Мятежные солдаты выступают в роли триумфаторов; колоссальная галера, орудие кары и стыда, увенчивается цветами; падшие женщины, набранные в местах разврата, несут и целуют обрывки цепей галерников; вот проносят сорок победных трофеев с сорока именами швейцарцев; бюсты Вольтера, Руссо, Франклина, величайших философов и добродетельных патриотов соседствуют с бюстами этих нечестивцев. Сами солдаты, удивленные и даже смущенные своей славой, идут среди группы возмущенных французских гвардейцев — новое прославление измены знаменам и нарушения дисциплины. Поцелуи, возгласы восторга, громкая музыка, остановки у Бастилии, у ратуши, на Марсовом поле; вновь поцелуи, больше непристойные, чем патриотические; и в довершение унижения закона — мэр Парижа, Петион и народные власти в полном составе освещают своей слабостью (или своим пособничеством) триумфальное шествие беззакония. Таков был этот праздник, постыдная копия 14 июля, позорная пародия возмущения, которое служило прелюдией революции!
XI
Суровость зимы — Дороговизна хлеба — На правительство падает ответственность за эти бедствия — Убийство мэра Этампа — Герцог Орлеанский старается сблизиться с королем — Герцог Орлеанский переходит к якобинцам
Этот триумф мятежа и убийства нашел отголосок повсюду: в окончательном нарушении субординации в войсках, в неповиновении национальных гвардейцев, в восстаниях среди населения. Гвардейцы везде становились если не соучастниками, то зрителями мятежей. Дороговизна хлеба, дефицит колониальных товаров, суровость зимы, — все способствовало народной тревоге; агитаторы все эти временные несчастья делали поводом к обвинению и возбуждению еще большей ненависти к королевской власти.

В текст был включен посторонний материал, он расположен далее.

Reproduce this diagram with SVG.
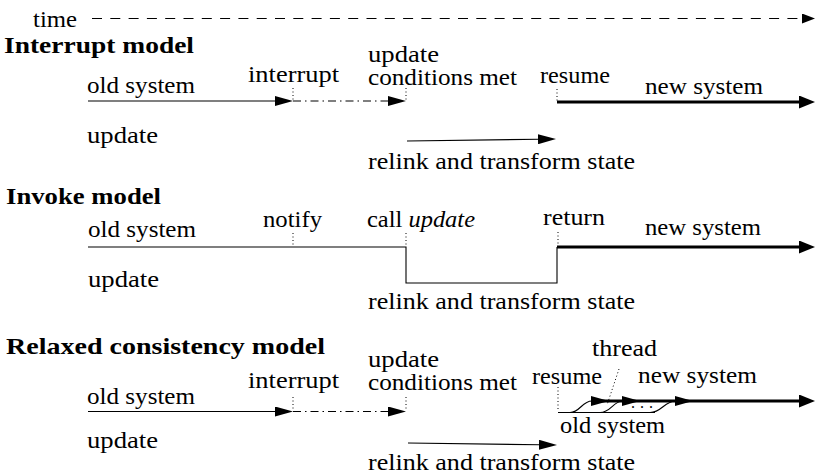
<svg xmlns="http://www.w3.org/2000/svg" width="815" height="476" viewBox="0 0 815 476">
<defs>
<marker id="a" markerUnits="userSpaceOnUse" viewBox="0 0 18 10" markerWidth="18" markerHeight="10" refX="1" refY="5" orient="auto"><path d="M0,0 L18,5 L0,10 z" fill="#000"/></marker>
<marker id="at" markerUnits="userSpaceOnUse" viewBox="0 0 13 10" markerWidth="13" markerHeight="10" refX="1" refY="5" orient="auto"><path d="M0,0 L13,5 L0,10 z" fill="#000"/></marker>
<marker id="b" markerUnits="userSpaceOnUse" viewBox="0 0 16 13" markerWidth="16" markerHeight="13" refX="1" refY="6.5" orient="auto"><path d="M0,0 L16,6.5 L0,13 z" fill="#000"/></marker>
</defs>

<g id="time" fill="#000">
<text style="font-family:'Liberation Serif',serif;font-size:23px" x="33" y="27" textLength="44" lengthAdjust="spacingAndGlyphs">time</text>
</g>

<g id="interrupt-model" fill="#000">
<text style="font-family:'Liberation Serif',serif;font-size:23px;font-weight:bold" x="4" y="53" textLength="190" lengthAdjust="spacingAndGlyphs">Interrupt model</text>
<text style="font-family:'Liberation Serif',serif;font-size:23px" x="87" y="93" textLength="108" lengthAdjust="spacingAndGlyphs">old system</text>
<text style="font-family:'Liberation Serif',serif;font-size:23px" x="248" y="82" textLength="91" lengthAdjust="spacingAndGlyphs">interrupt</text>
<text style="font-family:'Liberation Serif',serif;font-size:23px" x="368" y="62"><tspan x="368" y="62" textLength="71" lengthAdjust="spacingAndGlyphs">update</tspan><tspan x="368" y="85" textLength="149" lengthAdjust="spacingAndGlyphs">conditions met</tspan></text>
<text style="font-family:'Liberation Serif',serif;font-size:23px" x="540" y="83" textLength="70" lengthAdjust="spacingAndGlyphs">resume</text>
<text style="font-family:'Liberation Serif',serif;font-size:23px" x="645" y="94" textLength="118" lengthAdjust="spacingAndGlyphs">new system</text>
<text style="font-family:'Liberation Serif',serif;font-size:23px" x="87" y="143" textLength="71" lengthAdjust="spacingAndGlyphs">update</text>
<text style="font-family:'Liberation Serif',serif;font-size:23px" x="368" y="169" textLength="267" lengthAdjust="spacingAndGlyphs">relink and transform state</text>
</g>

<g id="invoke-model" fill="#000">
<text style="font-family:'Liberation Serif',serif;font-size:23px;font-weight:bold" x="6" y="204" textLength="155" lengthAdjust="spacingAndGlyphs">Invoke model</text>
<text style="font-family:'Liberation Serif',serif;font-size:23px" x="88" y="237" textLength="108" lengthAdjust="spacingAndGlyphs">old system</text>
<text style="font-family:'Liberation Serif',serif;font-size:23px" x="263" y="227" textLength="59" lengthAdjust="spacingAndGlyphs">notify</text>
<text style="font-family:'Liberation Serif',serif;font-size:23px" x="367" y="227" textLength="108" lengthAdjust="spacingAndGlyphs">call <tspan style="font-style:italic">update</tspan></text>
<text style="font-family:'Liberation Serif',serif;font-size:23px" x="543" y="225" textLength="62" lengthAdjust="spacingAndGlyphs">return</text>
<text style="font-family:'Liberation Serif',serif;font-size:23px" x="645" y="235" textLength="116" lengthAdjust="spacingAndGlyphs">new system</text>
<text style="font-family:'Liberation Serif',serif;font-size:23px" x="88" y="287" textLength="71" lengthAdjust="spacingAndGlyphs">update</text>
<text style="font-family:'Liberation Serif',serif;font-size:23px" x="368" y="309" textLength="267" lengthAdjust="spacingAndGlyphs">relink and transform state</text>
</g>

<g id="relaxed-model" fill="#000">
<text style="font-family:'Liberation Serif',serif;font-size:23px;font-weight:bold" x="6" y="354" textLength="319" lengthAdjust="spacingAndGlyphs">Relaxed consistency model</text>
<text style="font-family:'Liberation Serif',serif;font-size:23px" x="87" y="404" textLength="108" lengthAdjust="spacingAndGlyphs">old system</text>
<text style="font-family:'Liberation Serif',serif;font-size:23px" x="248" y="388" textLength="91" lengthAdjust="spacingAndGlyphs">interrupt</text>
<text style="font-family:'Liberation Serif',serif;font-size:23px" x="368" y="367"><tspan x="368" y="367" textLength="71" lengthAdjust="spacingAndGlyphs">update</tspan><tspan x="368" y="390" textLength="149" lengthAdjust="spacingAndGlyphs">conditions met</tspan></text>
<text style="font-family:'Liberation Serif',serif;font-size:23px" x="532" y="384" textLength="70" lengthAdjust="spacingAndGlyphs">resume</text>
<text style="font-family:'Liberation Serif',serif;font-size:23px" x="592" y="356" textLength="65" lengthAdjust="spacingAndGlyphs">thread</text>
<text style="font-family:'Liberation Serif',serif;font-size:23px" x="638" y="383" textLength="119" lengthAdjust="spacingAndGlyphs">new system</text>
<text style="font-family:'Liberation Serif',serif;font-size:16px" x="631" y="408" textLength="22" lengthAdjust="spacing">...</text>
<text style="font-family:'Liberation Serif',serif;font-size:23px" x="560" y="433" textLength="105" lengthAdjust="spacingAndGlyphs">old system</text>
<text style="font-family:'Liberation Serif',serif;font-size:23px" x="87" y="448" textLength="71" lengthAdjust="spacingAndGlyphs">update</text>
<text style="font-family:'Liberation Serif',serif;font-size:23px" x="368" y="470" textLength="267" lengthAdjust="spacingAndGlyphs">relink and transform state</text>
</g>

<g id="connectors" fill="none" stroke="#000" stroke-width="1.1">
<path stroke-dasharray="10,8.3" d="M92,18.5 H803" marker-end="url(#at)"/>
<path d="M88,101 H276" marker-end="url(#a)"/>
<path stroke-dasharray="8,4,1.5,4" d="M293,101 H389" marker-end="url(#a)"/>
<path stroke-width="1" stroke-dasharray="1,2.5" d="M293,88 V100 M406,88 V100 M557,89 V102"/>
<path stroke-width="2.8" d="M557,102 H800" marker-end="url(#b)"/>
<path d="M407,141 L539,139.2" marker-end="url(#a)"/>
<path d="M88,247 H406 V283 H557 V247"/>
<path stroke-width="1" stroke-dasharray="1,2.5" d="M293,233 V245 M406,233 V245 M558,232 V245"/>
<path stroke-width="2.8" d="M557,247 H800" marker-end="url(#b)"/>
<path d="M88,411.5 H276" marker-end="url(#a)"/>
<path stroke-dasharray="8,4,1.5,4" d="M293,411.5 H389" marker-end="url(#a)"/>
<path stroke-width="1" stroke-dasharray="1,2.5" d="M293,397 V410 M406,397 V410 M558,387 V411 M619,369 L607,405"/>
<path d="M558,412.5 H655"/>
<path stroke-width="2.8" d="M592,401 H800" marker-end="url(#b)"/>
<path d="M570,412.5 C580,412.5 582,401 592,401" marker-end="url(#a)"/>
<path d="M600,412.5 C611,412.5 613,401 623,401" marker-end="url(#a)"/>
<path d="M650,412.5 C662,412.5 664,401 676,401" marker-end="url(#a)"/>
<path d="M408,443 L540,444.8" marker-end="url(#a)"/>
</g>
</svg>
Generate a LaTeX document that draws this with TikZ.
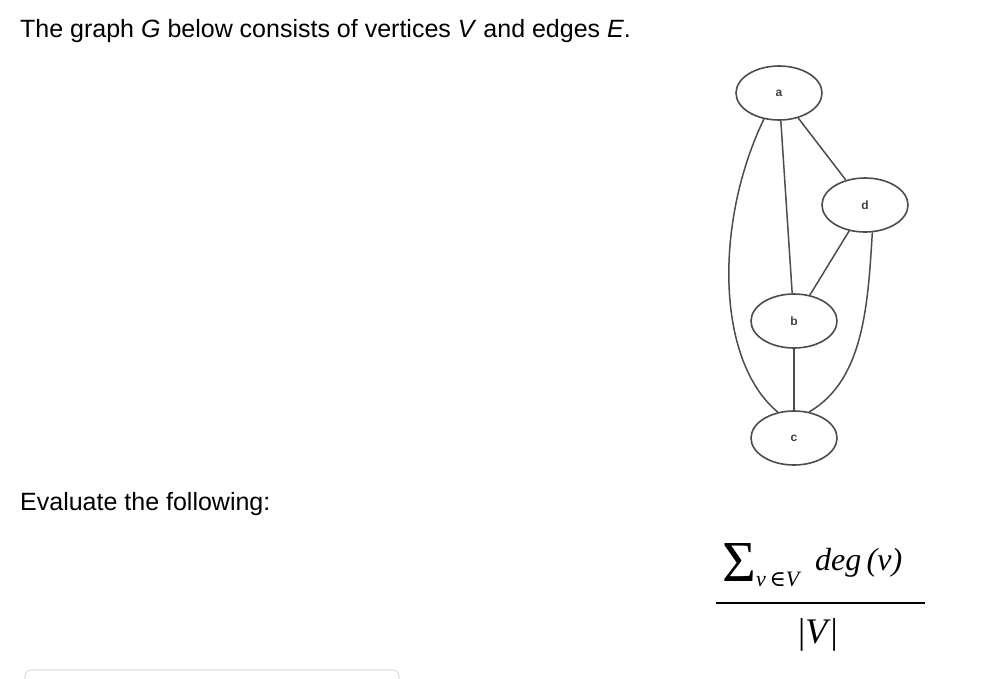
\documentclass[tikz,border=0pt]{standalone}
\usepackage{fontspec}
\setmainfont{Liberation Sans}
\newfontfamily\serifm{Liberation Serif}
\newfontfamily\symf{DejaVu Serif}
\usetikzlibrary{shapes.geometric}
\begin{document}
\begin{tikzpicture}[x=1pt,y=-1pt,
  vert/.style={ellipse,draw=black!70,line width=1.6pt,minimum width=86pt,minimum height=54pt,inner sep=0pt,font=\fontsize{12}{12}\selectfont\bfseries,text=black!75},
  edge/.style={draw=black!70,line width=1.5pt},
  txt/.style={anchor=base west,inner sep=0pt,font=\fontsize{25}{28}\selectfont}]
\useasboundingbox (0,0) rectangle (982,678);
\node[txt] (t1) at (20,37) {The graph \textit{G} below consists of vertices \textit{V} and edges \textit{E}.};
\node[txt] (t2) at (20,510) {Evaluate the following:};
\node[vert] (a) at (779,93) {a};
\node[vert] (d) at (865,205) {d};
\node[vert] (b) at (794,321) {b};
\node[vert] (c) at (794,438) {c};
\draw[edge] (a) -- (b);
\draw[edge] (a) -- (d);
\draw[edge] (d) -- (b);
\draw[edge] (b) -- (c);
\draw[edge] (a.240) .. controls (715,220) and (715,360) .. (c.122);
\draw[edge] (d.285) .. controls (868,300) and (865,380) .. (c.60);
\node[inner sep=0pt,anchor=base west,font=\serifm\fontsize{58}{58}\selectfont] (sig) at (722,581) {Σ};
\node[inner sep=0pt,anchor=base west,font=\serifm\itshape\fontsize{22}{22}\selectfont] (sub) at (756,586) {v\,{\symf\upshape ∈}V};
\node[inner sep=0pt,anchor=base west,font=\serifm\itshape\fontsize{32}{32}\selectfont] (deg) at (815,570) {deg\,(v)};
\draw[line width=1.5pt] (716,603) coordinate (l1) -- (925,603) coordinate (l2);
\node[inner sep=0pt,anchor=base,font=\serifm\fontsize{36}{36}\selectfont] (V) at (818,643) {|\textit{V}|};
\draw[black!12,line width=1.2pt,rounded corners=6pt] (25,690) -- (25,670) -- (399,670) -- (399,690);
\end{tikzpicture}
\end{document}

Тайные эмиссары, вооруженные шайки проходили по городам и предместьям, по рыночные площадям и распространяли там тревожные слухи, подстрекая народ облагать налогом хлеб и муку, указывая на торговцев хлебом как на скупщиков: это последнее обвинение было равносильно смертному приговору.
Так сделался жертвой подозрений мэр Этампа, Симоно. Этамп являлся одним из нескольких еще действовавших рынков, снабжавших Париж, здесь более, чем где-нибудь, важно было поддержать свободу торговли. Толпа женщин и мужчин из соседних деревень, собравшаяся по звуку набата, вооруженная ружьями и вилами, взяв с собой барабаны, устремилась в город в торговый день, чтобы завладеть хлебом, отнять его силой у собственников, разделить между собой и искоренить так называемых барышников, к которым зловещие голоса тихо примешивали имя Симо-но. Национальная гвардия скрылась. Сто человек из 18-го полка кавалерии, стоявшие отрядом в Этампе, оказались единственной силой, какая находилась в распоряжении мэра. После долгих переговоров с мятежниками с целью обратить их на путь рассудка и законности Симоно возвратился в ратушу, велел развернуть красное знамя, провозгласил военное положение и снова вышел против бунтовщиков. По прибытии на главную площадь города толпа окружила отряд и отрезала ему путь, всадники оставили мэра без прикрытия. Напрасно он, во имя закона и оружия, которое они носят, просил их оказать помощь должностному лицу против убийц, напрасно хватал за уздцы ближайшего всадника, крича: «Ко мне, друзья мои!» Он был мгновенно поражен ударами вил и ружейными выстрелами, упал, все еще держа в руках повод лошади того негодяя, которого умолял о помощи. Этот последний, чтобы высвободиться, ударил эфесом своей сабли по руке мэра, который уже испустил дыхание, и ускакал, оставив тело убитого на поругание толпы.